____ Input rows

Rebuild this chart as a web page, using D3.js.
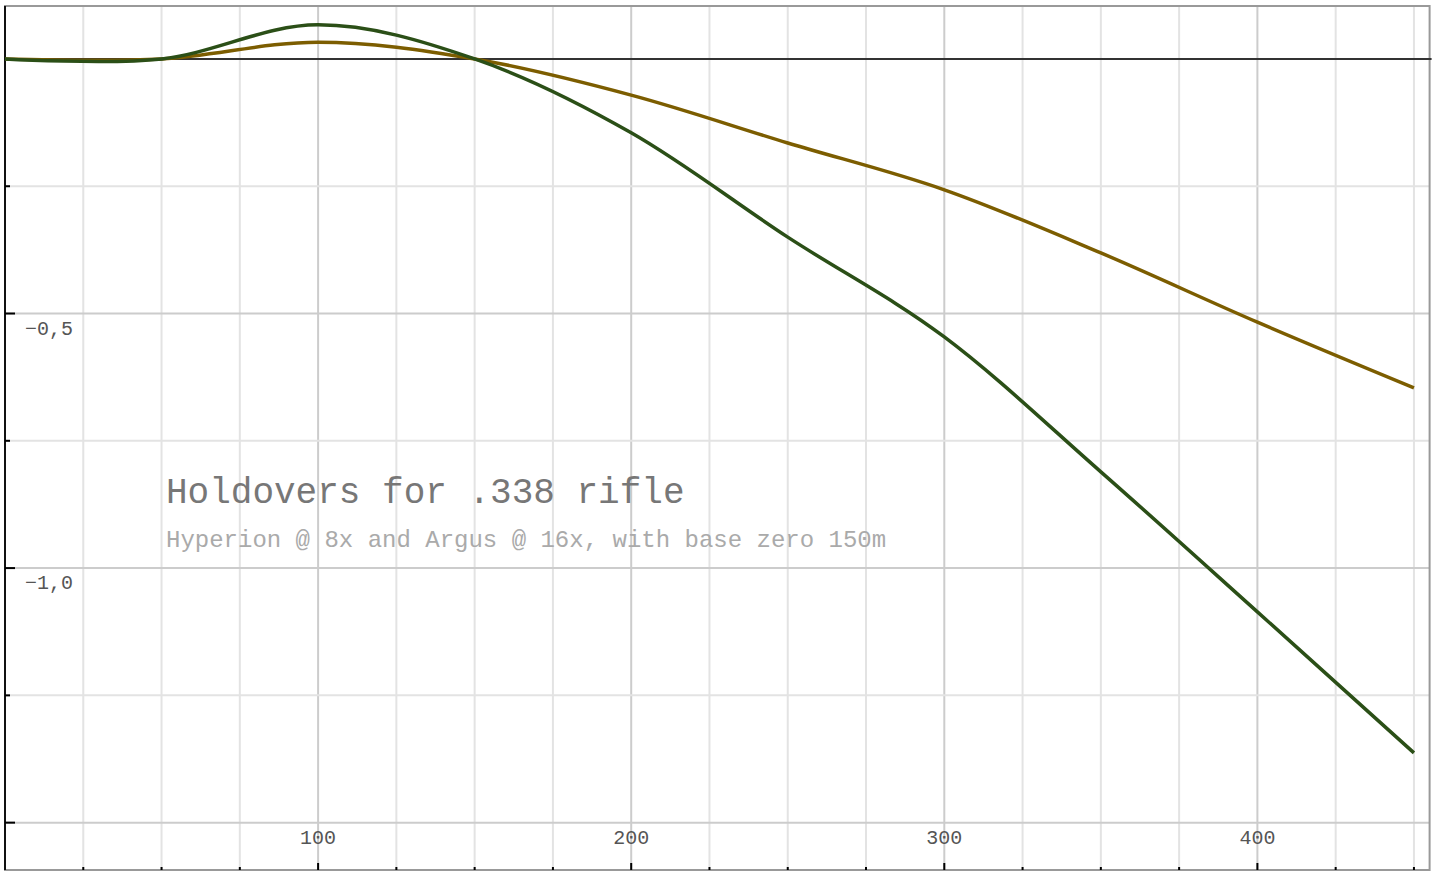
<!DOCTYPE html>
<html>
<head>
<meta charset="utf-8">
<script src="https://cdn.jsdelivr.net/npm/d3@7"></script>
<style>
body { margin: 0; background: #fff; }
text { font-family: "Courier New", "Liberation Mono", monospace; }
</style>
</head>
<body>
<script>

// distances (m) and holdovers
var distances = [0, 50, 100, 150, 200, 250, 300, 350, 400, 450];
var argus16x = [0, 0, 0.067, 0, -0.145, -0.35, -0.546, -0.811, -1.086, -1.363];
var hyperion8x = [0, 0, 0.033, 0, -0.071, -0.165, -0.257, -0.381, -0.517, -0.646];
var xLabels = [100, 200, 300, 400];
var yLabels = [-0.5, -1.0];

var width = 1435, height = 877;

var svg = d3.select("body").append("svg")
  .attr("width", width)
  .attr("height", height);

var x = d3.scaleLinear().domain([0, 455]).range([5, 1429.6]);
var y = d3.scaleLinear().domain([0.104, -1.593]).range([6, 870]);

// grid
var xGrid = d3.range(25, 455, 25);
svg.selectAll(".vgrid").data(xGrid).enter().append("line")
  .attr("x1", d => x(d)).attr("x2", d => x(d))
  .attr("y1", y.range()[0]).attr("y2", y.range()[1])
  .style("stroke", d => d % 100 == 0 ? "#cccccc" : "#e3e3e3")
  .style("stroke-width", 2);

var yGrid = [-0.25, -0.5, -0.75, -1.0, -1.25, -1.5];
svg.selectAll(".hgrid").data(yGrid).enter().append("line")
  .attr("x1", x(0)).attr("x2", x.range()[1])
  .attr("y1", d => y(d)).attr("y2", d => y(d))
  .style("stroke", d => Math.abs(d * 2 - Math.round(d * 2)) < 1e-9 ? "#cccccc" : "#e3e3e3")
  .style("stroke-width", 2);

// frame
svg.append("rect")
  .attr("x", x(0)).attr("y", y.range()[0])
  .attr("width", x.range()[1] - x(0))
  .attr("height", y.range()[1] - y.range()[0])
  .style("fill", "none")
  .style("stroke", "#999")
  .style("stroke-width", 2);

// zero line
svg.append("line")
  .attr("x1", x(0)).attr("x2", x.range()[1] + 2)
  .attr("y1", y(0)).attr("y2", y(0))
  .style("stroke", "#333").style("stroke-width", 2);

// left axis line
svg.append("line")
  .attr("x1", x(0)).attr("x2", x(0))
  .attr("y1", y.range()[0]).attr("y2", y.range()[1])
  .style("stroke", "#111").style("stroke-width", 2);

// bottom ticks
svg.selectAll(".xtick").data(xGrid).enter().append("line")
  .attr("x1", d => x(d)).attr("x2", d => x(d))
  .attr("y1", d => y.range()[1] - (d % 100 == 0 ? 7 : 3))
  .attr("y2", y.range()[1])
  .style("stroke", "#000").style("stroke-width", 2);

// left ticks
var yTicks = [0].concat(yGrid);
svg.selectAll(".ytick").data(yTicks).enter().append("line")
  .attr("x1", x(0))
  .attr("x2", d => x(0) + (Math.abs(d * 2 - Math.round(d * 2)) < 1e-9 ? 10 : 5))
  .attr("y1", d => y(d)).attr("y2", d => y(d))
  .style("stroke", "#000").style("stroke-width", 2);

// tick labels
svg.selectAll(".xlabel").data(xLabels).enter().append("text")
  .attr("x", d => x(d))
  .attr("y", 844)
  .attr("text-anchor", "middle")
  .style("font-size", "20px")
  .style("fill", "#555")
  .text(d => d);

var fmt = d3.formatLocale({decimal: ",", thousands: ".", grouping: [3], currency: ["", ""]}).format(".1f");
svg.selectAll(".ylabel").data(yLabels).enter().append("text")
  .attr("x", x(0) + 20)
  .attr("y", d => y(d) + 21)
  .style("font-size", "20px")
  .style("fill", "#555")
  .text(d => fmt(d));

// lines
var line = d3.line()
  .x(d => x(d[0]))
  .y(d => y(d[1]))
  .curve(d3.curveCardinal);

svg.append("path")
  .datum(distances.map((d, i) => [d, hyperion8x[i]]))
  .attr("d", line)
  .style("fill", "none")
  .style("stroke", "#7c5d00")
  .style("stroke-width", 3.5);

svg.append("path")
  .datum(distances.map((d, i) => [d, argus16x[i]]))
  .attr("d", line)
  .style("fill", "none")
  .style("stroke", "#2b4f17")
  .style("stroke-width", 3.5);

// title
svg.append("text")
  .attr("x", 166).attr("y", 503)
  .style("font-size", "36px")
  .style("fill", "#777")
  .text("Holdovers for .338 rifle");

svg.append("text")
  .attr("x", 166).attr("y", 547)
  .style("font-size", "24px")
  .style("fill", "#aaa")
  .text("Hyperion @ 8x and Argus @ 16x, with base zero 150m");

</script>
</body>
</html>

________
____ Input rows

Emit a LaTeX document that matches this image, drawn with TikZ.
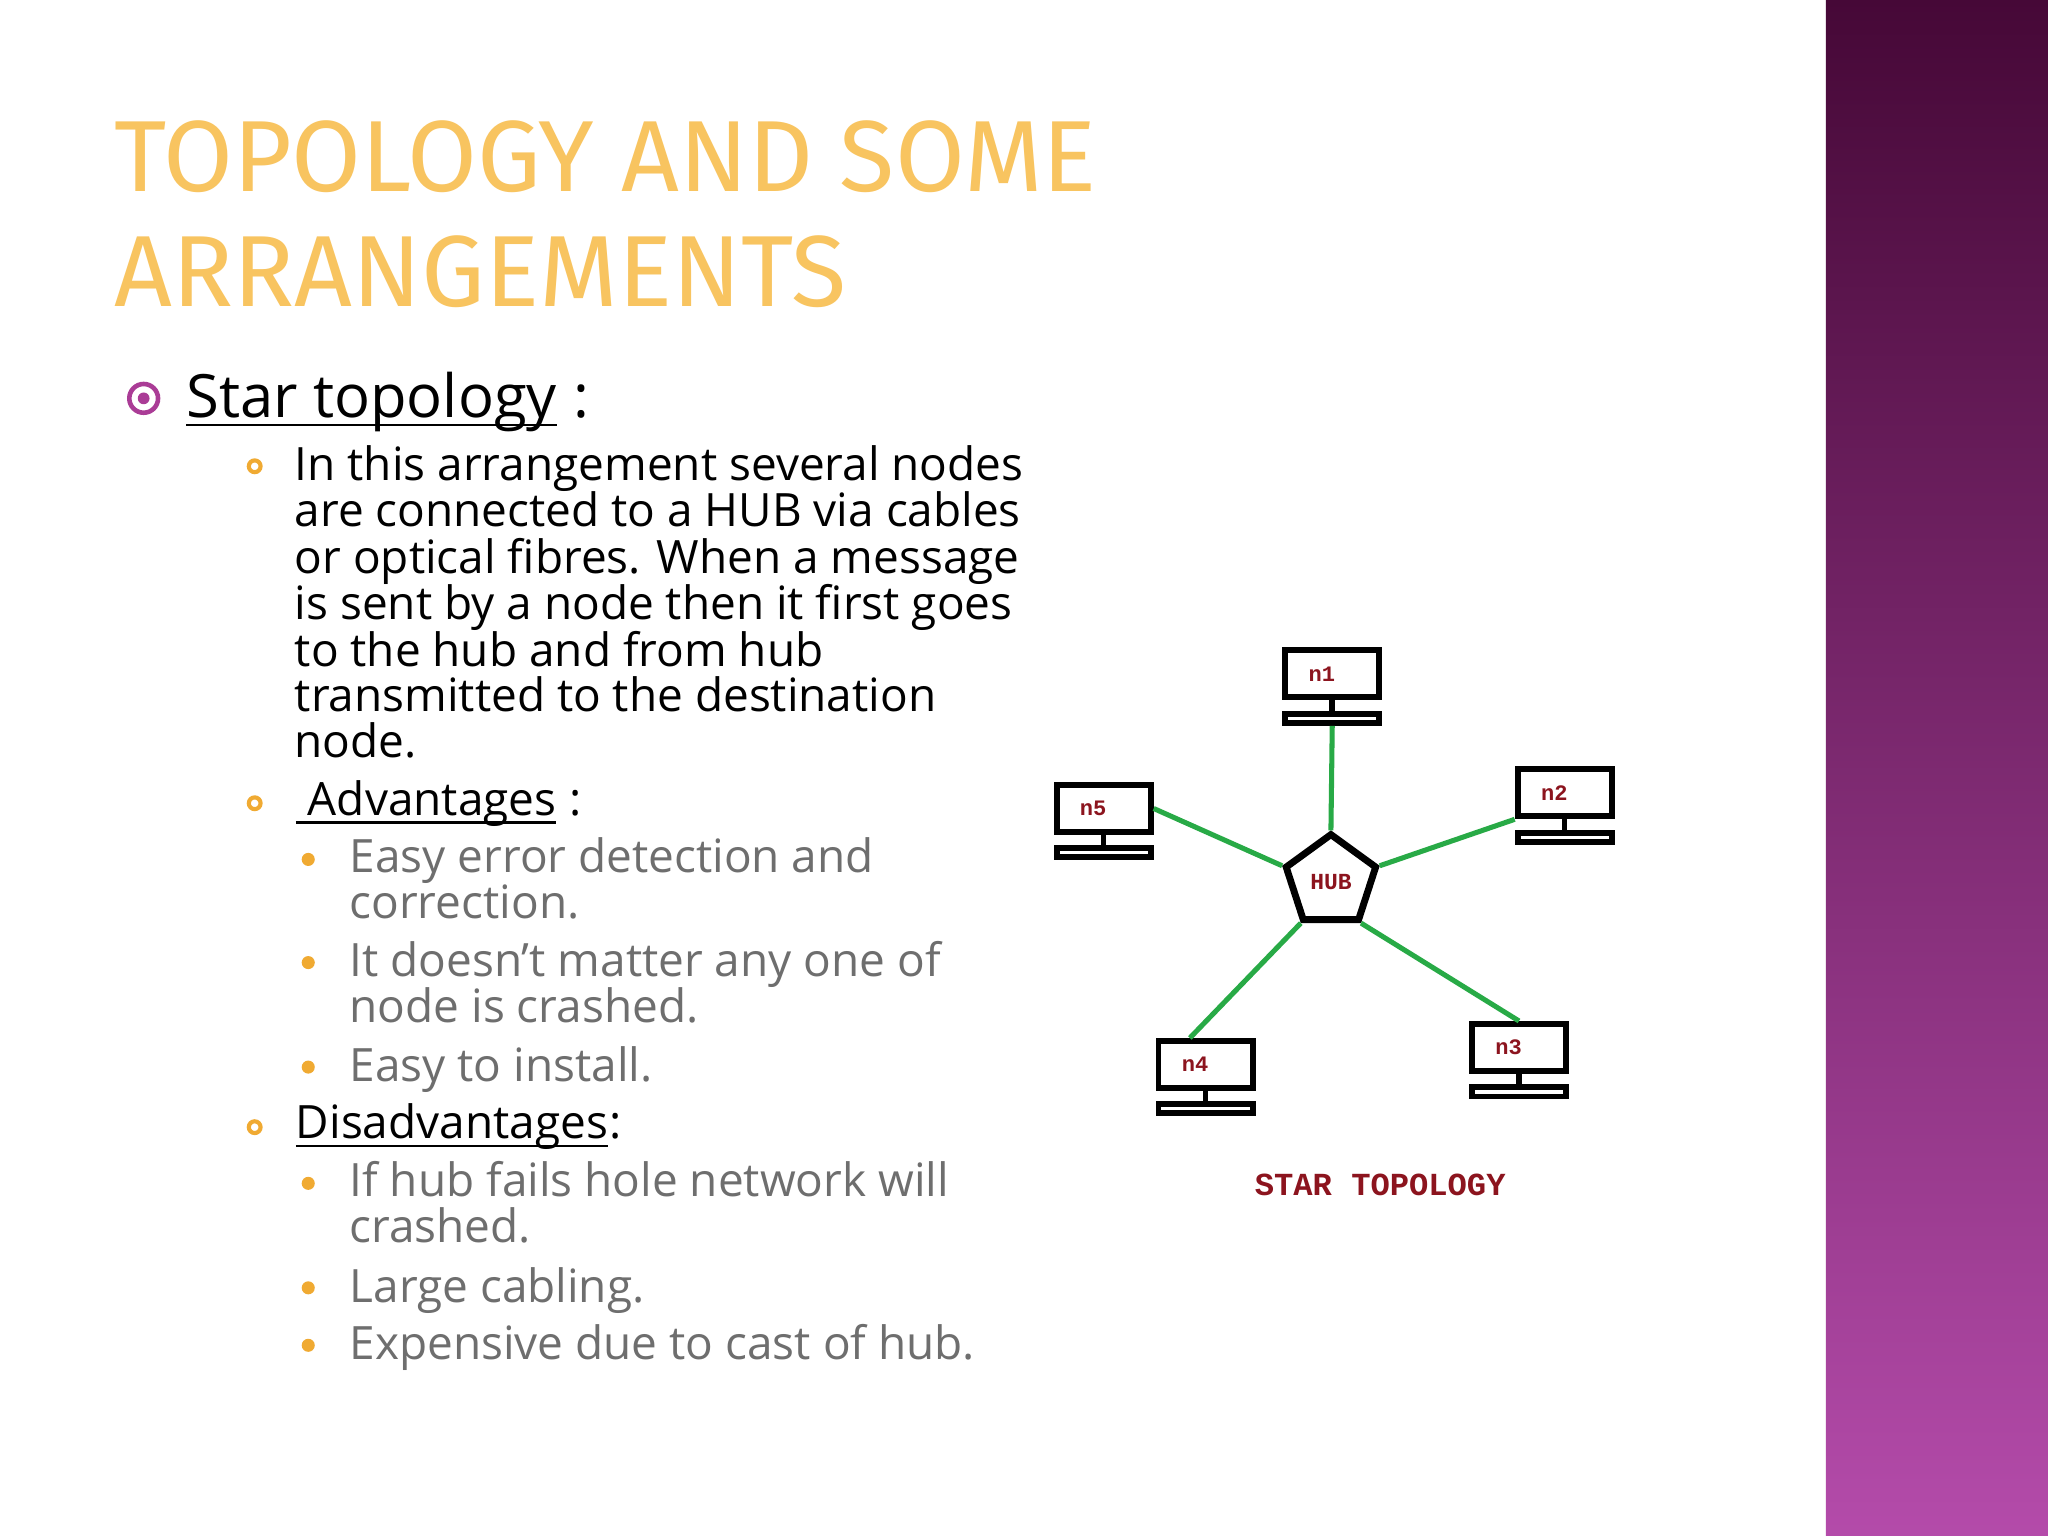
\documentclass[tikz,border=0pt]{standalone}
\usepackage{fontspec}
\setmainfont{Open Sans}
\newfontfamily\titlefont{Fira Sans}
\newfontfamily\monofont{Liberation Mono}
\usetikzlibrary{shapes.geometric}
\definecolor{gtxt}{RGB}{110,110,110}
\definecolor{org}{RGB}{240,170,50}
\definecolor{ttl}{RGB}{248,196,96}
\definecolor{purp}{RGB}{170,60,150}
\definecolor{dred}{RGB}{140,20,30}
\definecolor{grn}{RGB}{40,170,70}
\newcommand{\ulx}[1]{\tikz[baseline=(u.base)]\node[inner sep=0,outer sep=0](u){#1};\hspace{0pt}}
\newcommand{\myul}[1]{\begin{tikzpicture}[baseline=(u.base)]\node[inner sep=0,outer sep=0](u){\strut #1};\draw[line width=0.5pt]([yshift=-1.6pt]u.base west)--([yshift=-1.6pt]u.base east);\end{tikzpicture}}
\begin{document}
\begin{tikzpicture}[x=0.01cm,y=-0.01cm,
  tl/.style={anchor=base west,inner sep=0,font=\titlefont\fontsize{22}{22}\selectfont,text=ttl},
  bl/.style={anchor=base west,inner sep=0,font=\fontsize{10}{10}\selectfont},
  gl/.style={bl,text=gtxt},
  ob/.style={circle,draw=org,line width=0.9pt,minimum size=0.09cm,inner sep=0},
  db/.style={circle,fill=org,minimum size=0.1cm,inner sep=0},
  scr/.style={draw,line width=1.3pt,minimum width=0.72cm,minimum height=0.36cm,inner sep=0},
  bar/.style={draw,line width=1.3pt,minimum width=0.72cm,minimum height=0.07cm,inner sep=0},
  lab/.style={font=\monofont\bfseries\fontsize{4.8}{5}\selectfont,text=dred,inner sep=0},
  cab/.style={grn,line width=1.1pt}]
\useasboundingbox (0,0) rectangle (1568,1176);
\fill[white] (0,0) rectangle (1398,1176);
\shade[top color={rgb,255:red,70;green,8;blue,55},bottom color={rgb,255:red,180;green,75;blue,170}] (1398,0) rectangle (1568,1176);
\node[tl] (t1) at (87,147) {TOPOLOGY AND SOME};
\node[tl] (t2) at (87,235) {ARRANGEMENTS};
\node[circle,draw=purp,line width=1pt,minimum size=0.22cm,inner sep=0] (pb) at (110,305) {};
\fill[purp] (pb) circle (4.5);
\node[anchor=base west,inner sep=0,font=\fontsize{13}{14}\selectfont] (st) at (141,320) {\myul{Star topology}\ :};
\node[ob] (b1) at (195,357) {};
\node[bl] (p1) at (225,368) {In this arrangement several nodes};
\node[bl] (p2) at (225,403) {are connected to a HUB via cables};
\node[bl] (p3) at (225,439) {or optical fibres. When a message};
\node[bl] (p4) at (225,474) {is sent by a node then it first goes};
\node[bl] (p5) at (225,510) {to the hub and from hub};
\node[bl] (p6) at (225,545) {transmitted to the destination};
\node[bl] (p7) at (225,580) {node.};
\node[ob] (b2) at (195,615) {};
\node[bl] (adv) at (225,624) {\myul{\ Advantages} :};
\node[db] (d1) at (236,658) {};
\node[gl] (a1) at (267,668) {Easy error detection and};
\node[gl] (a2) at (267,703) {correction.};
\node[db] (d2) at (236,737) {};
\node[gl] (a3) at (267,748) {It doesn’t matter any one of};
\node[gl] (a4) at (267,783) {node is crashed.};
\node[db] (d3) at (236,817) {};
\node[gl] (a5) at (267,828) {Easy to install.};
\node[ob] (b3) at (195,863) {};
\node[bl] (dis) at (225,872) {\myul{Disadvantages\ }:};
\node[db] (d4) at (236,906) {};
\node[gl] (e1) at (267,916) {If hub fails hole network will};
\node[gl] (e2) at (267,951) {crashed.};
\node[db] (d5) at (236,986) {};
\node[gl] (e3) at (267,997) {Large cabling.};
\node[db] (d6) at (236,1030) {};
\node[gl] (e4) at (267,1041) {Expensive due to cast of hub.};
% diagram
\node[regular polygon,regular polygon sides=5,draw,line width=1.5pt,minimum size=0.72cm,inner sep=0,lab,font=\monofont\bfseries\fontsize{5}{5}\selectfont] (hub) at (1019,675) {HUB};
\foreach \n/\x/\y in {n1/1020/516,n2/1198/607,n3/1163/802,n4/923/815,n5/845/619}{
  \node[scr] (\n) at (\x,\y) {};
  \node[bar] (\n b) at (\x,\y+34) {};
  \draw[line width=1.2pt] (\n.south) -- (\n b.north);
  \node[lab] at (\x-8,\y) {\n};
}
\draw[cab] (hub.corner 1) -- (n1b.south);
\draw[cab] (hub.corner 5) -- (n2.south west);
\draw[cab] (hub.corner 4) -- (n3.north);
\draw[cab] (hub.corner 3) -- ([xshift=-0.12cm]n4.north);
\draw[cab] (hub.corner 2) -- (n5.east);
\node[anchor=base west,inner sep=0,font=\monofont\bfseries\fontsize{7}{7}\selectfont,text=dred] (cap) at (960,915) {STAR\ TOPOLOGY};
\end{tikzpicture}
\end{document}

________

• _Task details_: Check each line of the entries above for the word "with". List the ones that have it.

• _Answer for the task_:
  .text("Hyperion @ 8x and Argus @ 16x, with base zero 150m");
Emit a LaTeX document that matches this image, drawn with TikZ.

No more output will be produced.